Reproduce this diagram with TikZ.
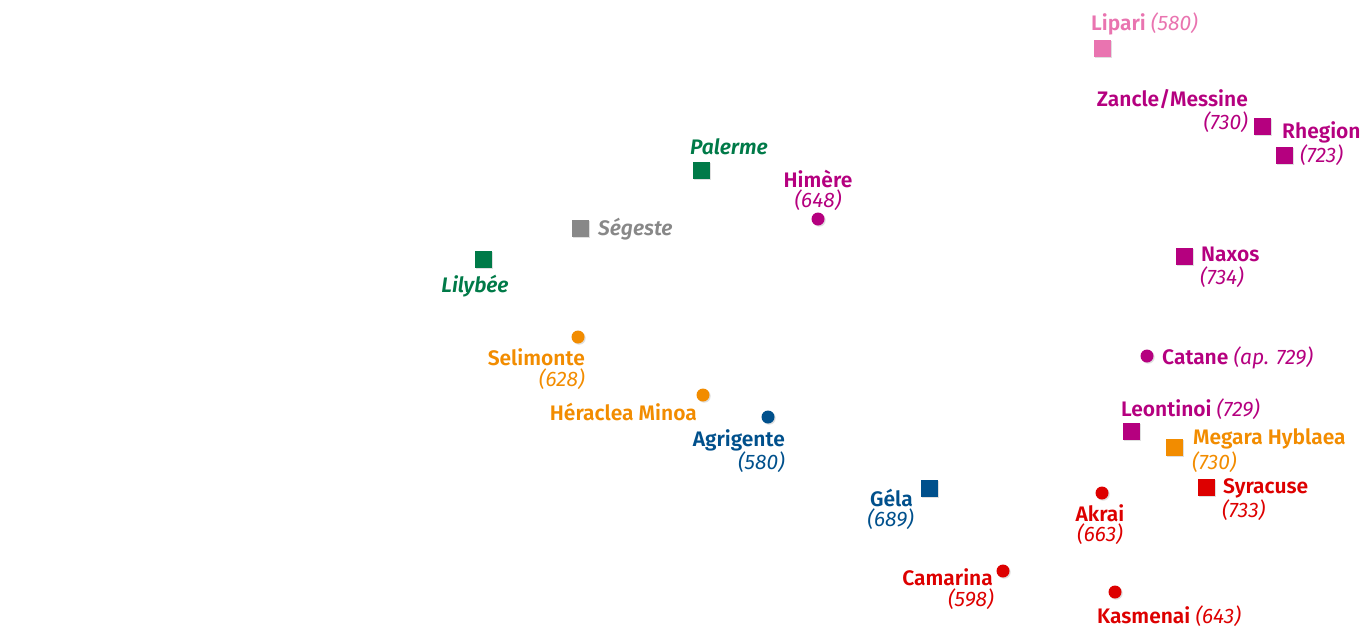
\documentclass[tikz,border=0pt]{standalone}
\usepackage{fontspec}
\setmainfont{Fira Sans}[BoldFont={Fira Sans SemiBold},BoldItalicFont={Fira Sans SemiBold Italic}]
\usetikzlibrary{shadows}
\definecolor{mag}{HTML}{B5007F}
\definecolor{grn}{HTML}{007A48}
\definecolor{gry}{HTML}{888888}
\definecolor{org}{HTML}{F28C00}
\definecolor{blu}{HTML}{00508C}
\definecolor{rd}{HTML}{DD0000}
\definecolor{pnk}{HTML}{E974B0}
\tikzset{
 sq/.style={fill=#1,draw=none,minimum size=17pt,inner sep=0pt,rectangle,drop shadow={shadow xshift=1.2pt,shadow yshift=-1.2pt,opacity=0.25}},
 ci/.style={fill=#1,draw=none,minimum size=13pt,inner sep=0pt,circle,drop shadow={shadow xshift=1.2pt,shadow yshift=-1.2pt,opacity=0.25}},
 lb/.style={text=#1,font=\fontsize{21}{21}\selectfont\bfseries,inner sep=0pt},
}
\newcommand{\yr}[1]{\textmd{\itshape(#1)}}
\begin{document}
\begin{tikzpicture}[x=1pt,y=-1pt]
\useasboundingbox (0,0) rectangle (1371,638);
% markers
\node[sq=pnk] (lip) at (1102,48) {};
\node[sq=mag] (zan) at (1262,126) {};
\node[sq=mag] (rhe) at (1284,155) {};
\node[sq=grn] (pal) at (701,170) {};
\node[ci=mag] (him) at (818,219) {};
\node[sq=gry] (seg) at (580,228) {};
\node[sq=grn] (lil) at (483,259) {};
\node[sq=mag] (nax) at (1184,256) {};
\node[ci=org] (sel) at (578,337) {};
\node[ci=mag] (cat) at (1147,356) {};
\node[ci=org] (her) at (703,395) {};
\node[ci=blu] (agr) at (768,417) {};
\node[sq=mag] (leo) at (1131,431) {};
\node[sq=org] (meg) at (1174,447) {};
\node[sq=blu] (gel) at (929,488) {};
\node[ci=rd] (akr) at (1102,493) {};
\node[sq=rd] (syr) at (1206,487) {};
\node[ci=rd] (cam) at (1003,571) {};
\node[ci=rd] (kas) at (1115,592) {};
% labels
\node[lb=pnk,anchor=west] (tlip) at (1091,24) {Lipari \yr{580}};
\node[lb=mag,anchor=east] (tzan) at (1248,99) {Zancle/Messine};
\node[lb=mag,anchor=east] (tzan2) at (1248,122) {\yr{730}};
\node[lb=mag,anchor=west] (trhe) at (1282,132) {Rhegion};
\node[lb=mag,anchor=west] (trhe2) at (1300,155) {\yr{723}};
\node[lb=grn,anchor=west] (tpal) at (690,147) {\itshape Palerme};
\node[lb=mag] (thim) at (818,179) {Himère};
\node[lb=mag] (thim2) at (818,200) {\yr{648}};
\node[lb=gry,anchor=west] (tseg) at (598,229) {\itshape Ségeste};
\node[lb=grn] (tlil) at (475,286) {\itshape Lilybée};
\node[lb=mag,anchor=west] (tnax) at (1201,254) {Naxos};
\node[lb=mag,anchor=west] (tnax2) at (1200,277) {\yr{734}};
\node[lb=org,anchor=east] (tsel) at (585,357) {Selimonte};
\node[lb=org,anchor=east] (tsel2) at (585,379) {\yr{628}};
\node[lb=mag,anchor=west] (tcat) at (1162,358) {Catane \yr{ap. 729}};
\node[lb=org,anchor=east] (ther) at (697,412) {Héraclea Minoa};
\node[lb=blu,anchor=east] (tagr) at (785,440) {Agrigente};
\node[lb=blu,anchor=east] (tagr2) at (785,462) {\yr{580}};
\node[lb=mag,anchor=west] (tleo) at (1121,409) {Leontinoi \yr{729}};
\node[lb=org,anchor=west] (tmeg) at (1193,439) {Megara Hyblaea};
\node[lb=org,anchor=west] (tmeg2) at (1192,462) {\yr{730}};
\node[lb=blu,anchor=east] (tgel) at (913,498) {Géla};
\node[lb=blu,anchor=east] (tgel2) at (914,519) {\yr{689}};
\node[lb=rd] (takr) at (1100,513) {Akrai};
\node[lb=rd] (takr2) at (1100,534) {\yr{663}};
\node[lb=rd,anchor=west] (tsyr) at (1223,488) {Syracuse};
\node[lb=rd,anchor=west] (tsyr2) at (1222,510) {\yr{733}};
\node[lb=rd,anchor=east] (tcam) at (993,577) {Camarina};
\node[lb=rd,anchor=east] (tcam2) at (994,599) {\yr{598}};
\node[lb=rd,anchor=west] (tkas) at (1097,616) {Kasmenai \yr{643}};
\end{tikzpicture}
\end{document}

Task objective. Reproduce every line precisely as given, omitting all pictures.

Exercise solution.
Reproduce this diagram with TikZ.
\documentclass[tikz,border=0pt]{standalone}
\usepackage{fontspec}
\setmainfont{Fira Sans}[BoldFont={Fira Sans SemiBold},BoldItalicFont={Fira Sans SemiBold Italic}]
\usetikzlibrary{shadows}
\definecolor{mag}{HTML}{B5007F}
\definecolor{grn}{HTML}{007A48}
\definecolor{gry}{HTML}{888888}
\definecolor{org}{HTML}{F28C00}
\definecolor{blu}{HTML}{00508C}
\definecolor{rd}{HTML}{DD0000}
\definecolor{pnk}{HTML}{E974B0}
\tikzset{
 sq/.style={fill=#1,draw=none,minimum size=17pt,inner sep=0pt,rectangle,drop shadow={shadow xshift=1.2pt,shadow yshift=-1.2pt,opacity=0.25}},
 ci/.style={fill=#1,draw=none,minimum size=13pt,inner sep=0pt,circle,drop shadow={shadow xshift=1.2pt,shadow yshift=-1.2pt,opacity=0.25}},
 lb/.style={text=#1,font=\fontsize{21}{21}\selectfont\bfseries,inner sep=0pt},
}
\newcommand{\yr}[1]{\textmd{\itshape(#1)}}
\begin{document}
\begin{tikzpicture}[x=1pt,y=-1pt]
\useasboundingbox (0,0) rectangle (1371,638);
% markers
\node[sq=pnk] (lip) at (1102,48) {};
\node[sq=mag] (zan) at (1262,126) {};
\node[sq=mag] (rhe) at (1284,155) {};
\node[sq=grn] (pal) at (701,170) {};
\node[ci=mag] (him) at (818,219) {};
\node[sq=gry] (seg) at (580,228) {};
\node[sq=grn] (lil) at (483,259) {};
\node[sq=mag] (nax) at (1184,256) {};
\node[ci=org] (sel) at (578,337) {};
\node[ci=mag] (cat) at (1147,356) {};
\node[ci=org] (her) at (703,395) {};
\node[ci=blu] (agr) at (768,417) {};
\node[sq=mag] (leo) at (1131,431) {};
\node[sq=org] (meg) at (1174,447) {};
\node[sq=blu] (gel) at (929,488) {};
\node[ci=rd] (akr) at (1102,493) {};
\node[sq=rd] (syr) at (1206,487) {};
\node[ci=rd] (cam) at (1003,571) {};
\node[ci=rd] (kas) at (1115,592) {};
% labels
\node[lb=pnk,anchor=west] (tlip) at (1091,24) {Lipari \yr{580}};
\node[lb=mag,anchor=east] (tzan) at (1248,99) {Zancle/Messine};
\node[lb=mag,anchor=east] (tzan2) at (1248,122) {\yr{730}};
\node[lb=mag,anchor=west] (trhe) at (1282,132) {Rhegion};
\node[lb=mag,anchor=west] (trhe2) at (1300,155) {\yr{723}};
\node[lb=grn,anchor=west] (tpal) at (690,147) {\itshape Palerme};
\node[lb=mag] (thim) at (818,179) {Himère};
\node[lb=mag] (thim2) at (818,200) {\yr{648}};
\node[lb=gry,anchor=west] (tseg) at (598,229) {\itshape Ségeste};
\node[lb=grn] (tlil) at (475,286) {\itshape Lilybée};
\node[lb=mag,anchor=west] (tnax) at (1201,254) {Naxos};
\node[lb=mag,anchor=west] (tnax2) at (1200,277) {\yr{734}};
\node[lb=org,anchor=east] (tsel) at (585,357) {Selimonte};
\node[lb=org,anchor=east] (tsel2) at (585,379) {\yr{628}};
\node[lb=mag,anchor=west] (tcat) at (1162,358) {Catane \yr{ap. 729}};
\node[lb=org,anchor=east] (ther) at (697,412) {Héraclea Minoa};
\node[lb=blu,anchor=east] (tagr) at (785,440) {Agrigente};
\node[lb=blu,anchor=east] (tagr2) at (785,462) {\yr{580}};
\node[lb=mag,anchor=west] (tleo) at (1121,409) {Leontinoi \yr{729}};
\node[lb=org,anchor=west] (tmeg) at (1193,439) {Megara Hyblaea};
\node[lb=org,anchor=west] (tmeg2) at (1192,462) {\yr{730}};
\node[lb=blu,anchor=east] (tgel) at (913,498) {Géla};
\node[lb=blu,anchor=east] (tgel2) at (914,519) {\yr{689}};
\node[lb=rd] (takr) at (1100,513) {Akrai};
\node[lb=rd] (takr2) at (1100,534) {\yr{663}};
\node[lb=rd,anchor=west] (tsyr) at (1223,488) {Syracuse};
\node[lb=rd,anchor=west] (tsyr2) at (1222,510) {\yr{733}};
\node[lb=rd,anchor=east] (tcam) at (993,577) {Camarina};
\node[lb=rd,anchor=east] (tcam2) at (994,599) {\yr{598}};
\node[lb=rd,anchor=west] (tkas) at (1097,616) {Kasmenai \yr{643}};
\end{tikzpicture}
\end{document}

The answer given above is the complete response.